Saved entries:
____

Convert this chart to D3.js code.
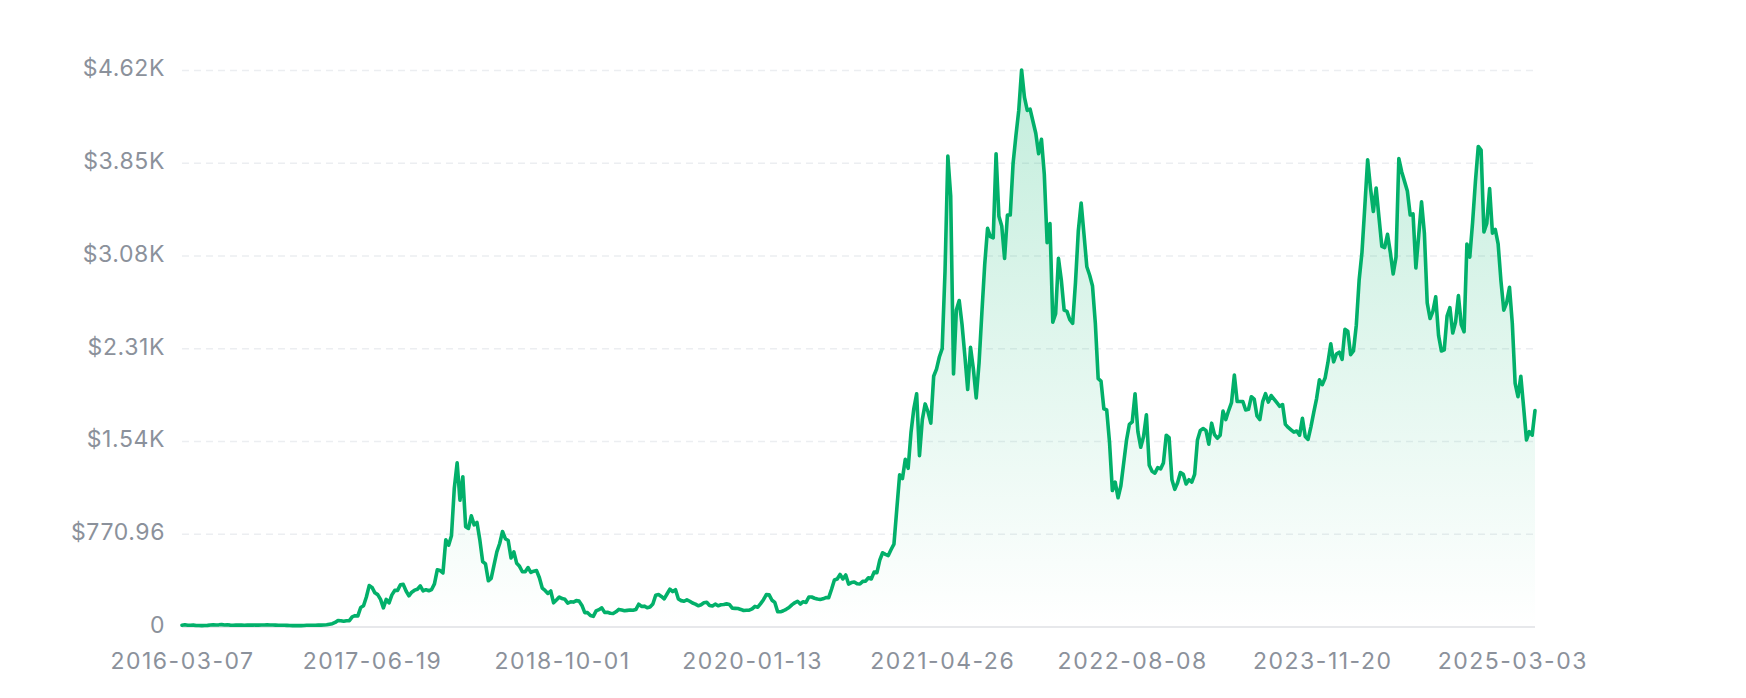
<!DOCTYPE html>
<html>
<head>
<meta charset="utf-8">
<script src="https://cdn.jsdelivr.net/npm/d3@7"></script>
<style>
  html, body { margin: 0; padding: 0; background: #ffffff; }
  svg { display: block; }
</style>
</head>
<body>
<svg id="chart" width="1746" height="698"></svg>
<script>
// ---- data: weekly price (USD), one value per week starting 2016-03-07 ----
const startWeek = "2016-03-07";
const prices2016 = [10.9, 15.1, 10.4, 10.4, 11.4, 8.6, 8.8, 7.6, 8.8, 9.4, 12.5, 13.6, 12.7, 13.9, 15.8, 12.3, 13.9, 11.5, 10.4, 11.3, 12.7, 11.8, 10.9, 11.2, 11.2, 11.2, 12.0, 11.8, 12.7, 12.9, 13.2, 11.9, 11.9, 11.3, 10.8, 10.9, 10.0, 9.6, 8.2, 7.6, 8.2, 7.6, 7.2];
const prices2017 = [8.2, 10.3, 9.9, 10.6, 10.5, 11.3, 11.4, 12.8, 15.0, 19.2, 23, 34, 50, 48, 43.7, 48, 49, 80, 90, 88, 158, 172, 245, 340, 325, 280, 265, 225, 155, 225, 197, 263, 300, 300, 347, 350, 295, 255, 285, 302, 310, 337, 296, 306, 297, 307, 354, 471, 465, 445, 720, 676];
const prices2018 = [755, 1150, 1360, 1050, 1245, 830, 815, 920, 845, 865, 720, 540, 520, 380, 400, 510, 620, 690, 790, 730, 715, 570, 620, 525, 500, 455, 455, 490, 450, 460, 465, 405, 320, 300, 275, 295, 197, 220, 245, 232, 226, 195, 205, 203, 215, 211, 175, 115, 115, 92, 84, 130];
const prices2019 = [140, 155, 117, 118, 110, 108, 122, 142, 137, 131, 134, 137, 135, 141, 185, 167, 169, 156, 162, 187, 260, 266, 250, 230, 270, 310, 290, 306, 229, 215, 210, 222, 210, 195, 186, 172, 181, 197, 201, 175, 170, 186, 172, 181, 183, 188, 183, 152, 151, 149, 142, 133];
const prices2020 = [135, 136, 146, 167, 161, 190, 223, 265, 263, 218, 200, 123, 122, 131, 143, 158, 180, 197, 210, 187, 206, 200, 245, 245, 235, 228, 225, 230, 240, 240, 310, 387, 395, 433, 395, 428, 353, 365, 370, 355, 353, 375, 377, 405, 395, 452, 447, 551, 613, 600, 590, 640];
const prices2021 = [685, 975, 1260, 1230, 1390, 1315, 1610, 1810, 1935, 1420, 1720, 1850, 1785, 1690, 2080, 2140, 2240, 2310, 2950, 3910, 3580, 2100, 2630, 2710, 2510, 2250, 1970, 2320, 2140, 1900, 2190, 2610, 3010, 3310, 3240, 3230, 3930, 3410, 3330, 3060, 3420, 3420, 3850, 4080, 4290, 4625.76, 4400, 4290, 4300, 4200, 4100, 3930];
const prices2022 = [4050, 3760, 3190, 3350, 2530, 2600, 3060, 2880, 2630, 2620, 2550, 2520, 2860, 3290, 3520, 3260, 2990, 2920, 2830, 2520, 2060, 2040, 1810, 1800, 1530, 1130, 1200, 1070, 1170, 1360, 1550, 1680, 1700, 1935, 1620, 1490, 1580, 1760, 1340, 1290, 1275, 1320, 1310, 1360, 1590, 1570, 1220, 1140, 1195, 1280, 1265, 1185];
const prices2023 = [1220, 1200, 1265, 1550, 1630, 1645, 1630, 1515, 1690, 1595, 1565, 1590, 1790, 1720, 1795, 1860, 2090, 1870, 1870, 1870, 1800, 1805, 1910, 1890, 1750, 1720, 1870, 1935, 1865, 1920, 1890, 1860, 1830, 1845, 1680, 1655, 1635, 1615, 1625, 1590, 1730, 1580, 1555, 1660, 1780, 1895, 2050, 2010, 2065, 2195, 2350, 2200];
const prices2024 = [2265, 2280, 2220, 2470, 2455, 2260, 2290, 2505, 2880, 3110, 3490, 3880, 3645, 3450, 3645, 3400, 3160, 3150, 3260, 3110, 2930, 3070, 3890, 3780, 3700, 3620, 3420, 3430, 2980, 3250, 3530, 3270, 2690, 2560, 2620, 2740, 2420, 2290, 2300, 2580, 2650, 2440, 2530, 2750, 2510, 2450, 3180, 3070, 3360, 3700, 3990, 3960];
const prices2025 = [3280, 3350, 3640, 3270, 3300, 3180, 2870, 2630, 2690, 2820, 2520, 2020, 1910, 2080, 1820, 1550, 1620, 1590, 1795];

const xTickLabels = ["2016-03-07", "2017-06-19", "2018-10-01", "2020-01-13", "2021-04-26", "2022-08-08", "2023-11-20", "2025-03-03"];
const yTickValues = [0, 770.96, 1541.92, 2312.88, 3083.84, 3854.8, 4625.76];
const yTickLabels = ["0", "$770.96", "$1.54K", "$2.31K", "$3.08K", "$3.85K", "$4.62K"];

(function () {
  const prices = [].concat(prices2016, prices2017, prices2018, prices2019, prices2020,
                           prices2021, prices2022, prices2023, prices2024, prices2025);
  const parse = d3.utcParse("%Y-%m-%d");
  const fmt = d3.utcFormat("%Y-%m-%d");
  const weeks = prices.map((_, i) => fmt(d3.utcDay.offset(parse(startWeek), 7 * i)));
  const data = prices.map((v, i) => ({ week: weeks[i], value: v }));

  const svg = d3.select("#chart");
  const mLeft = 182, mRight = 1535, mTop = 70, mBottom = 626.5;

  const x = d3.scalePoint().domain(weeks).range([mLeft, mRight]);
  const y = d3.scaleLinear().domain([0, d3.max(yTickValues)]).range([mBottom, mTop]);

  const FONT = "Inter, 'Noto Sans', 'DejaVu Sans', sans-serif";
  const GREEN = "#02b06a";
  const TEXT = "#8b919b";

  const defs = svg.append("defs");
  const grad = defs.append("linearGradient")
    .attr("id", "areaGrad").attr("gradientUnits", "userSpaceOnUse")
    .attr("x1", 0).attr("x2", 0).attr("y1", mTop).attr("y2", mBottom);
  grad.append("stop").attr("offset", "0%").attr("stop-color", "#0cb872").attr("stop-opacity", 0.25);
  grad.append("stop").attr("offset", "100%").attr("stop-color", "#0cb872").attr("stop-opacity", 0.0);

  const yAxis = svg.append("g")
    .attr("transform", `translate(${mLeft},0)`)
    .call(d3.axisLeft(y).tickValues(yTickValues)
      .tickFormat((d, i) => yTickLabels[i])
      .tickSize(-(mRight - mLeft)).tickPadding(17));
  yAxis.select(".domain").remove();
  yAxis.selectAll(".tick line")
    .attr("stroke", d => d === 0 ? "#dfe1e5" : "#eceef1")
    .attr("stroke-width", d => d === 0 ? 1.6 : 1.3)
    .attr("stroke-dasharray", d => d === 0 ? null : "7,5");
  yAxis.selectAll(".tick text")
    .attr("fill", TEXT).attr("font-family", FONT).attr("font-size", 23)
    .attr("letter-spacing", "0.6px")
    .attr("dy", "0.26em");

  const area = d3.area().x(d => x(d.week)).y0(y(0)).y1(d => y(d.value));
  const line = d3.line().x(d => x(d.week)).y(d => y(d.value));
  svg.append("path").datum(data).attr("d", area).attr("fill", "url(#areaGrad)");
  svg.append("path").datum(data).attr("d", line)
    .attr("fill", "none").attr("stroke", GREEN).attr("stroke-width", 3.6)
    .attr("stroke-linejoin", "round").attr("stroke-linecap", "round");

  const xAxis = svg.append("g")
    .attr("transform", `translate(0,${mBottom})`)
    .call(d3.axisBottom(x).tickValues(xTickLabels).tickSize(0).tickPadding(26));
  xAxis.select(".domain").remove();
  xAxis.selectAll(".tick text")
    .attr("fill", TEXT).attr("font-family", FONT).attr("font-size", 23)
    .attr("letter-spacing", "1.5px");
})();
</script>
</body>
</html>
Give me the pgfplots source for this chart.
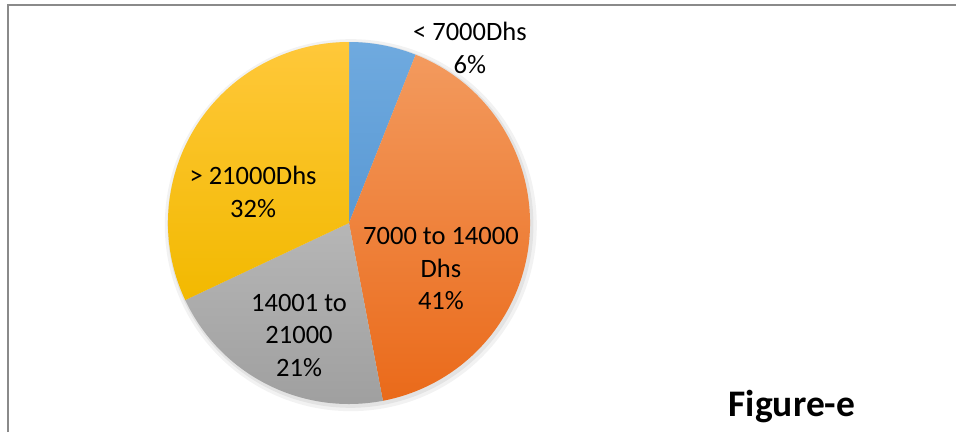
\documentclass[border=0pt]{standalone}
\usepackage{fontspec}
\setmainfont{Carlito}
\usepackage{pgfplots}
\usepackage{pgfplotstable}
\pgfplotsset{compat=1.18}
\definecolor{blueT}{HTML}{6FAADF}
\definecolor{blueB}{HTML}{5A99D4}
\definecolor{orangeT}{HTML}{F39A5E}
\definecolor{orangeB}{HTML}{EA6A1A}
\definecolor{grayT}{HTML}{B6B6B6}
\definecolor{grayB}{HTML}{9E9E9E}
\definecolor{yellowT}{HTML}{FFC83A}
\definecolor{yellowB}{HTML}{F2B900}
\definecolor{framegray}{HTML}{8A8A8A}

\pgfplotstableread{
idx value
0 6
1 41
2 21
3 32
}\piedata

\newcommand{\lbl}{\fontsize{26.5}{32.5}\selectfont}

\begin{document}
\begin{tikzpicture}
\pgfplotstablegetelem{0}{value}\of\piedata \pgfmathsetmacro{\vA}{\pgfplotsretval}
\pgfplotstablegetelem{1}{value}\of\piedata \pgfmathsetmacro{\vB}{\pgfplotsretval}
\pgfplotstablegetelem{2}{value}\of\piedata \pgfmathsetmacro{\vC}{\pgfplotsretval}
\pgfplotstablegetelem{3}{value}\of\piedata \pgfmathsetmacro{\vD}{\pgfplotsretval}
\pgfmathsetmacro{\aA}{90}
\pgfmathsetmacro{\aB}{\aA-3.6*\vA}
\pgfmathsetmacro{\aC}{\aB-3.6*\vB}
\pgfmathsetmacro{\aD}{\aC-3.6*\vC}
\pgfmathsetmacro{\aE}{\aD-3.6*\vD}
\useasboundingbox (0pt,0pt) rectangle (956pt,432pt);
\fill[white] (0pt,0pt) rectangle (956pt,432pt);
\draw[line width=2.5pt, color=framegray] (8pt,0pt) -- (8pt,427pt) -- (960pt,427pt);
\begin{axis}[at={(349pt,209pt)}, anchor=center, hide axis, scale only axis,
  width=362pt, height=362pt, xmin=-1, xmax=1, ymin=-1, ymax=1, clip=false]
\fill[black, opacity=0.05] (axis cs:0.01,-0.012) circle[radius=186pt];
\fill[black, opacity=0.06] (axis cs:0.008,-0.01) circle[radius=183pt];
\path[top color=blueT, bottom color=blueB] (axis cs:0,0) -- (axis cs:{cos(\aA)},{sin(\aA)}) arc[start angle=\aA, end angle=\aB, radius=181pt] -- cycle;
\path[top color=orangeT, bottom color=orangeB] (axis cs:0,0) -- (axis cs:{cos(\aB)},{sin(\aB)}) arc[start angle=\aB, end angle=\aC, radius=181pt] -- cycle;
\path[top color=grayT, bottom color=grayB] (axis cs:0,0) -- (axis cs:{cos(\aC)},{sin(\aC)}) arc[start angle=\aC, end angle=\aD, radius=181pt] -- cycle;
\path[top color=yellowT, bottom color=yellowB] (axis cs:0,0) -- (axis cs:{cos(\aD)},{sin(\aD)}) arc[start angle=\aD, end angle=\aE, radius=181pt] -- cycle;
\node[align=center, inner sep=0pt, font=\lbl] at (axis cs:0.668,0.967) {< 7000Dhs\\6\%};
\node[align=center, inner sep=0pt, font=\lbl] at (axis cs:0.508,-0.254) {7000 to 14000\\Dhs\\41\%};
\node[align=center, inner sep=0pt, font=\lbl] at (axis cs:-0.276,-0.619) {14001 to\\21000\\21\%};
\node[align=center, inner sep=0pt, font=\lbl] at (axis cs:-0.530,0.172) {> 21000Dhs\\32\%};
\end{axis}
\node[inner sep=0pt, font=\bfseries\fontsize{37.5}{40}\selectfont] at (792pt,25pt) {Figure-e};
\end{tikzpicture}
\end{document}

____

Exercise directions: Tally the lines in these entries that have the string "this" in them, then answer with the count and nothing else.

Worked answer: 2